Symbol Tables in Compilers: Managing Program Entities and Scope
Learn about symbol tables, essential data structures in compilers used to store and manage information about program variables, functions, and other entities. This guide explains their role in compilation, including scope management, type checking, and efficient code generation.
Symbol Tables in Compilers
What is a Symbol Table?
A symbol table is a crucial data structure used by compilers to store information about program entities (variables, functions, classes, etc.). It's a central repository for managing all symbols encountered during the compilation process. This organized storage is essential for the compiler to perform various tasks such as checking that variables are declared before use, managing the scope of variables (determining which parts of the code can access them), and performing type checking.
The Role of the Symbol Table in Compilation
Symbol tables perform several critical functions during compilation:
- Stores Entity Names: Keeps track of all declared names in a structured way.
- Declaration Verification: Checks if a variable or function has been declared before being used.
- Scope Resolution: Determines the scope of names (local vs. global).
- Type Checking: Ensures that operations on variables are type-safe.
Symbol Table Structure
A typical symbol table entry stores:
- Symbol Name: The name of the variable, function, etc.

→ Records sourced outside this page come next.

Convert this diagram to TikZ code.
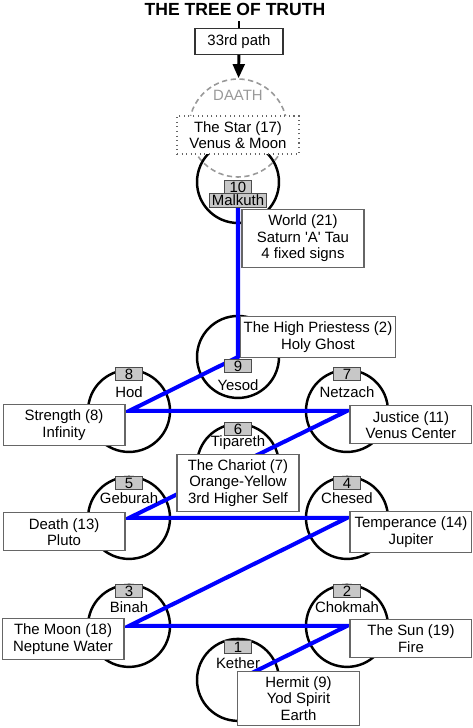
\documentclass[tikz,border=0pt]{standalone}
\usepackage{fontspec}
\setmainfont{Liberation Sans}
\usetikzlibrary{arrows.meta, shapes.geometric, positioning}

\begin{document}
\begin{tikzpicture}[x=0.02cm, y=-0.02cm, node distance=1.5cm, on grid, font=\fontsize{8.5}{9.4}\selectfont,
    sephira/.style={circle, draw, line width=1.4pt, minimum size=1.64cm, inner sep=0pt},
    numbox/.style={rectangle, draw=black!70, fill=black!22, line width=0.5pt, minimum width=0.54cm, minimum height=0.27cm, inner sep=0pt},
    card/.style={rectangle, draw=black!60, fill=white, line width=0.6pt, align=center, minimum width=2.44cm, inner xsep=2pt, inner ysep=3pt},
    thickline/.style={line width=1.7pt},
    trail/.style={draw=blue, line width=2.3pt}]

            \useasboundingbox (0,0) rectangle (473,728);

            \node[font=\bfseries\fontsize{10}{12}\selectfont] (title) at (235,9) {THE TREE OF TRUTH};
            \node[rectangle, draw=black!80, line width=0.6pt, minimum width=1.76cm, minimum height=0.46cm] (pathbox) at (239,41.5) {33rd path};

            \node[circle, draw=black!40, dashed, dash pattern=on 3pt off 2pt, line width=0.9pt, minimum size=1.96cm] (daath) at (238,128) {};
            \node[sephira, below=1.08cm of daath] (malkuth) {};
            \node[sephira, below=3.5cm of malkuth] (yesod) {};
            \node[sephira, below left=1.08cm and 2.18cm of yesod] (hod) {};
            \node[sephira, below right=1.08cm and 2.18cm of yesod] (netzach) {};
            \node[sephira, below=2.16cm of yesod] (tiphareth) {};
            \node[sephira, below=2.14cm of hod] (geburah) {};
            \node[sephira, below=2.14cm of netzach] (chesed) {};
            \node[sephira, below=2.16cm of geburah] (binah) {};
            \node[sephira, below=2.16cm of chesed] (chokmah) {};
            \node[sephira, below right=1.08cm and 2.18cm of binah] (kether) {};

            % the path of the lightning
            \draw[trail] (malkuth.center) -- (yesod.center) -- (hod.center) -- (netzach.center) -- (geburah.center)
                -- (chesed.center) -- (binah.center) -- (chokmah.center) -- (kether.center);

            \draw[thickline] (pathbox.north) -- (pathbox.north |- title.south);
            \draw[thickline, -{Triangle[width=6.6pt, length=8pt]}] (pathbox) -- (daath);

            \node[text=black!40, above=0.66cm of daath] (ldaath) {DAATH};
            \node[numbox, below=0.1cm of malkuth] (n10) {10};
            \node[numbox, minimum width=1.14cm, minimum height=0.28cm, below=0.36cm of malkuth] (lmalkuth) {Malkuth};
            \node[numbox, below=0.18cm of yesod] (n9) {9};
            \node[below=0.56cm of yesod] (lyesod) {Yesod};
            \node[numbox, above=0.74cm of hod] (n8) {8};
            \node[above=0.38cm of hod] (lhod) {Hod};
            \node[numbox, above=0.74cm of netzach] (n7) {7};
            \node[above=0.38cm of netzach] (lnetzach) {Netzach};
            \node[numbox, above=0.72cm of tiphareth] (n6) {6};
            \node[above=0.44cm of tiphareth] (ltiphareth) {Tipareth};
            \node[numbox, above=0.7cm of geburah] (n5) {5};
            \node[above=0.4cm of geburah] (lgeburah) {Geburah};
            \node[numbox, above=0.7cm of chesed] (n4) {4};
            \node[above=0.4cm of chesed] (lchesed) {Chesed};
            \node[numbox, above=0.7cm of binah] (n3) {3};
            \node[above=0.38cm of binah] (lbinah) {Binah};
            \node[numbox, above=0.7cm of chokmah] (n2) {2};
            \node[above=0.38cm of chokmah] (lchokmah) {Chokmah};
            \node[numbox, above=0.66cm of kether] (n1) {1};
            \node[above=0.34cm of kether] (lkether) {Kether};

            \node[card, dotted, below=0.14cm of daath] (star) {The Star (17)\\Venus \& Moon};
            \node[card, below right=1.13cm and 1.3cm of malkuth] (world) {World (21)\\Saturn \textquotesingle A\textquotesingle\ Tau\\4 fixed signs};
            \node[card, above right=0.4cm and 1.6cm of yesod] (priestess) {The High Priestess (2)\\Holy Ghost};
            \node[card, below left=0.28cm and 1.3cm of hod] (strength) {Strength (8)\\Infinity};
            \node[card, below right=0.28cm and 1.28cm of netzach] (justice) {Justice (11)\\Venus Center};
            \node[card, below=0.36cm of tiphareth] (chariot) {The Chariot (7)\\Orange-Yellow\\3rd Higher Self};
            \node[card, below left=0.28cm and 1.3cm of geburah] (death) {Death (13)\\Pluto};
            \node[card, below right=0.28cm and 1.28cm of chesed] (temperance) {Temperance (14)\\Jupiter};
            \node[card, below left=0.26cm and 1.32cm of binah] (moon) {The Moon (18)\\Neptune Water};
            \node[card, below right=0.26cm and 1.28cm of chokmah] (sun) {The Sun (19)\\Fire};
            \node[card, below right=0.37cm and 1.21cm of kether] (hermit) {Hermit (9)\\Yod Spirit\\Earth};

        \end{tikzpicture}
\end{document}
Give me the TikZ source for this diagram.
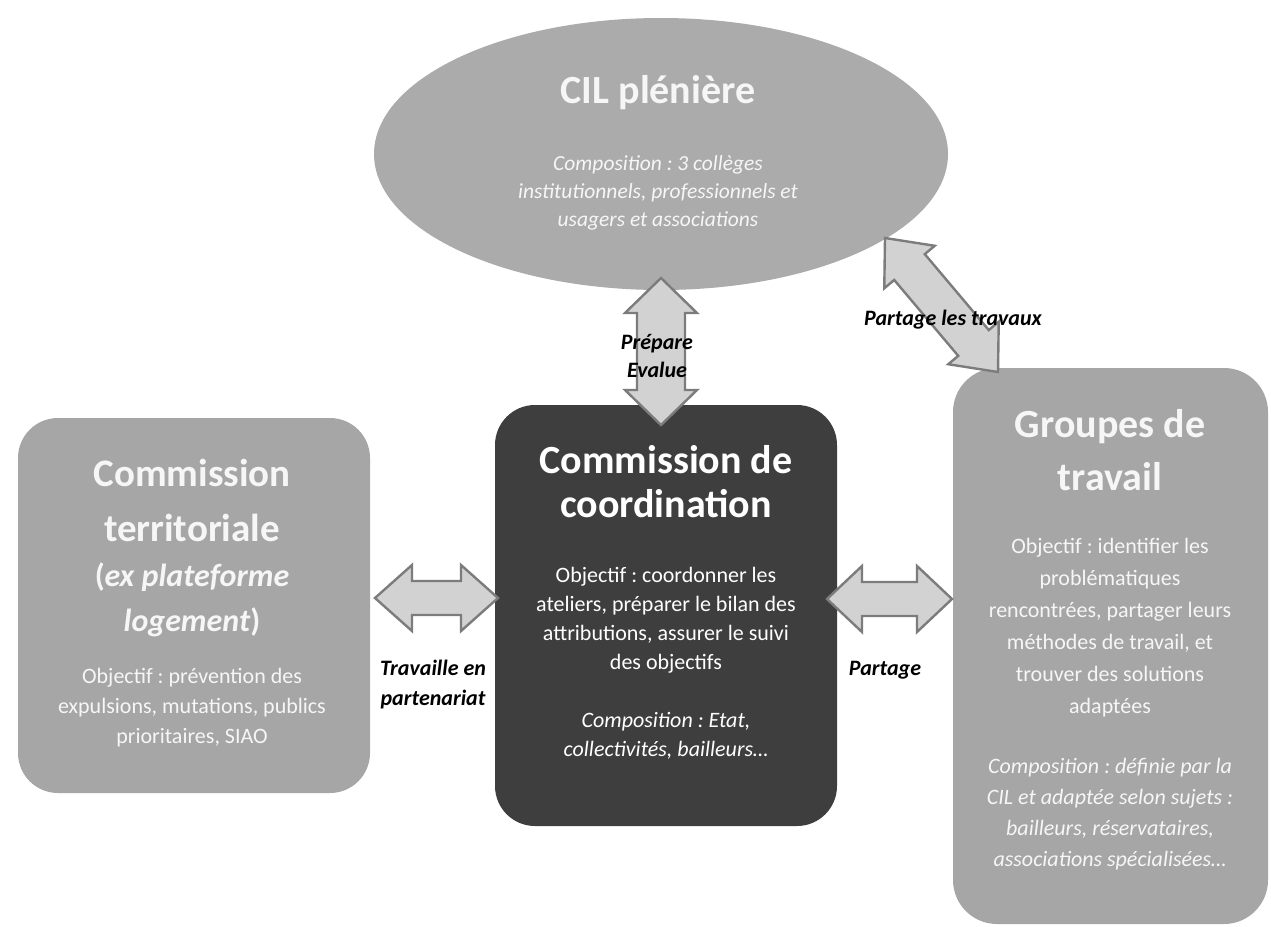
\documentclass[tikz,border=0pt]{standalone}
\usepackage{fontspec}
\setmainfont{Carlito}
\usetikzlibrary{calc,shapes.geometric}
\definecolor{ellgray}{HTML}{ABABAB}
\definecolor{boxgray}{HTML}{A6A6A6}
\definecolor{darkbox}{HTML}{3E3E3E}
\definecolor{arrowfill}{HTML}{D2D2D2}
\definecolor{arrowline}{HTML}{7C7C7C}
\definecolor{softwhite}{HTML}{F6F6F6}
\newcommand{\fs}[2]{\fontsize{#1}{#2}\selectfont}
\newcommand{\blockarrow}[6]{% tipA, tipB, head length, head half width, shaft half width, name
  \path (#1) coordinate (#6A) (#2) coordinate (#6B);
  \coordinate (#6A1) at ($(#6A)!#3!(#6B)$);
  \coordinate (#6B1) at ($(#6B)!#3!(#6A)$);
  \draw[blockarrowstyle] (#6A)
    -- ($(#6A1)!#4!90:(#6B)$) -- ($(#6A1)!#5!90:(#6B)$)
    -- ($(#6B1)!#5!-90:(#6A)$) -- ($(#6B1)!#4!-90:(#6A)$)
    -- (#6B)
    -- ($(#6B1)!#4!90:(#6A)$) -- ($(#6B1)!#5!90:(#6A)$)
    -- ($(#6A1)!#5!-90:(#6B)$) -- ($(#6A1)!#4!-90:(#6B)$)
    -- cycle;
}
\frenchspacing
\begin{document}
\begin{tikzpicture}[x=1pt,y=-1pt,
  blockarrowstyle/.style={fill=arrowfill,draw=arrowline,line width=2.4pt,line join=miter},
  roundbox/.style={rectangle,rounded corners=40pt,inner sep=0pt},
  wtxt/.style={text=softwhite,align=center,inner sep=0pt},
  btxt/.style={text=black,align=center,inner sep=0pt,font=\bfseries\itshape\fs{22}{28}}]
\useasboundingbox (0,0) rectangle (1271,926);
\fill[white] (0,0) rectangle (1271,926);

% shapes
\node[ellipse,fill=ellgray,inner sep=0pt,minimum width=574pt,minimum height=272pt] (cil) at (661,154) {};
\node[roundbox,fill=boxgray,minimum width=352pt,minimum height=375pt] (terr) at (194,605.5) {};
\node[roundbox,fill=darkbox,minimum width=342pt,minimum height=421pt] (coord) at (666,615.5) {};
\node[roundbox,fill=boxgray,rounded corners=44pt,minimum width=315pt,minimum height=556pt] (grp) at (1110.5,646) {};

% connector end points
\coordinate (vtop) at (661,278);
\coordinate (vbot) at (661,425);
\coordinate (dtop) at (885,238);
\coordinate (dbot) at (998,372);
\coordinate (lleft) at (375,598);
\coordinate (lright) at (498,598);
\coordinate (rleft) at (827,599);
\coordinate (rright) at (952,599);

% CIL pleniere text
\node[wtxt,font=\bfseries\fs{40}{44}] (cilt) at (658,93) {CIL plénière};
\node[wtxt,font=\itshape\fs{21.5}{28}] (cilb) at (658,193) {Composition : 3 collèges\\institutionnels, professionnels et\\usagers et associations};

% Commission territoriale text
\node[wtxt,font=\bfseries\fs{39}{55}] (terrt) at (192,500) {Commission\\territoriale};
\node[wtxt,font=\bfseries\fs{32}{45}] (terrs) at (192,600) {(\textit{ex plateforme}\\\textit{logement})};
\node[wtxt,font=\fs{22}{30}] (terrb) at (192,708) {Objectif : prévention des\\expulsions, mutations, publics\\prioritaires, SIAO};

% Commission de coordination text
\node[wtxt,text=white,font=\bfseries\fs{40}{44}] (coordt) at (666,482) {Commission de\\coordination};
\node[wtxt,text=white,font=\fs{22}{29}] (coordb) at (666,620) {Objectif : coordonner les\\ateliers, préparer le bilan des\\attributions, assurer le suivi\\des objectifs};
\node[wtxt,text=white,font=\itshape\fs{22}{29}] (coordc) at (666,736) {Composition : Etat,\\collectivités, bailleurs…};

% Groupes de travail text
\node[wtxt,font=\bfseries\fs{40}{53}] (grpt) at (1110,450) {Groupes de\\travail};
\node[wtxt,font=\fs{22}{32}] (grpb) at (1110,628) {Objectif : identifier les\\problématiques\\rencontrées, partager leurs\\méthodes de travail, et\\trouver des solutions\\adaptées};
\node[wtxt,font=\itshape\fs{22}{31}] (grpc) at (1110,814) {Composition : définie par la\\CIL et adaptée selon sujets :\\bailleurs, réservataires,\\associations spécialisées…};

% block arrows (connectors)
\blockarrow{vtop}{vbot}{35pt}{36pt}{24pt}{v}
\blockarrow{dtop}{dbot}{38pt}{33pt}{20pt}{d}
\blockarrow{lleft}{lright}{37pt}{33pt}{17pt}{l}
\blockarrow{rleft}{rright}{35pt}{33pt}{17pt}{r}

% labels
\node[btxt] (lv) at (657,356) {Prépare\\Evalue};
\node[btxt] (ld) at (953,320) {Partage les travaux};
\node[btxt,font=\bfseries\itshape\fs{22}{30}] (ll) at (433,685) {Travaille en\\partenariat};
\node[btxt] (lr) at (885,670) {Partage};
\end{tikzpicture}
\end{document}
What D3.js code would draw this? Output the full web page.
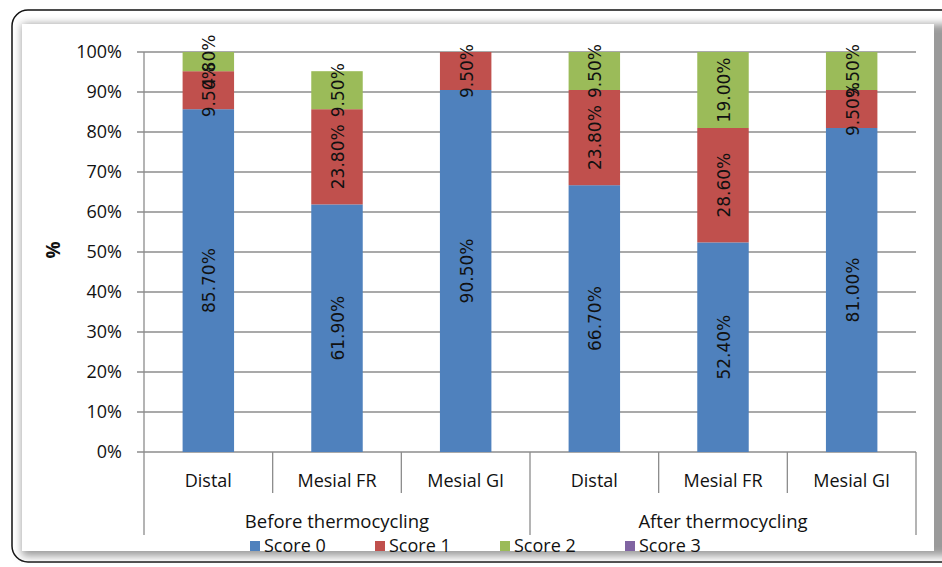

- Type: The data type of the symbol (e.g., integer, float, string).
- Attributes: Additional information about the symbol (e.g., scope—local or global).
For example, the declaration static int salary;
would be stored as an entry with:
- Symbol name:
salary
- Type:
int
- Attribute:
static
Implementing Symbol Tables
Symbol tables can be implemented using various data structures; the best choice depends on factors such as the size of the symbol table, the frequency of lookups, and the need for sorting. Common implementations include:
- Linear List: Simple but inefficient for large tables.
- Hash Table: Efficient for lookups; commonly used in compilers.
- Binary Search Tree: Efficient for both lookups and sorted order.
Hash tables are often the preferred method because of their fast average-case lookup times.
Common Symbol Table Operations
Key operations on a symbol table include:
1. `insert()`
Adds a new symbol and its associated information to the table. This is done during lexical and syntax analysis when the compiler encounters new variables, functions, etc. For example:
Example `insert()` Operation
insert("x", "int"); // Inserts a variable named "x" of type "int".
2. `lookup()`
Searches the symbol table for a given symbol. It verifies if a symbol exists, checks if it's been declared correctly, and ensures it's used within its proper scope. It returns the associated information (type, attributes, etc.). For example:
Example `lookup()` Operation
lookup("x"); // Looks up information about the symbol "x".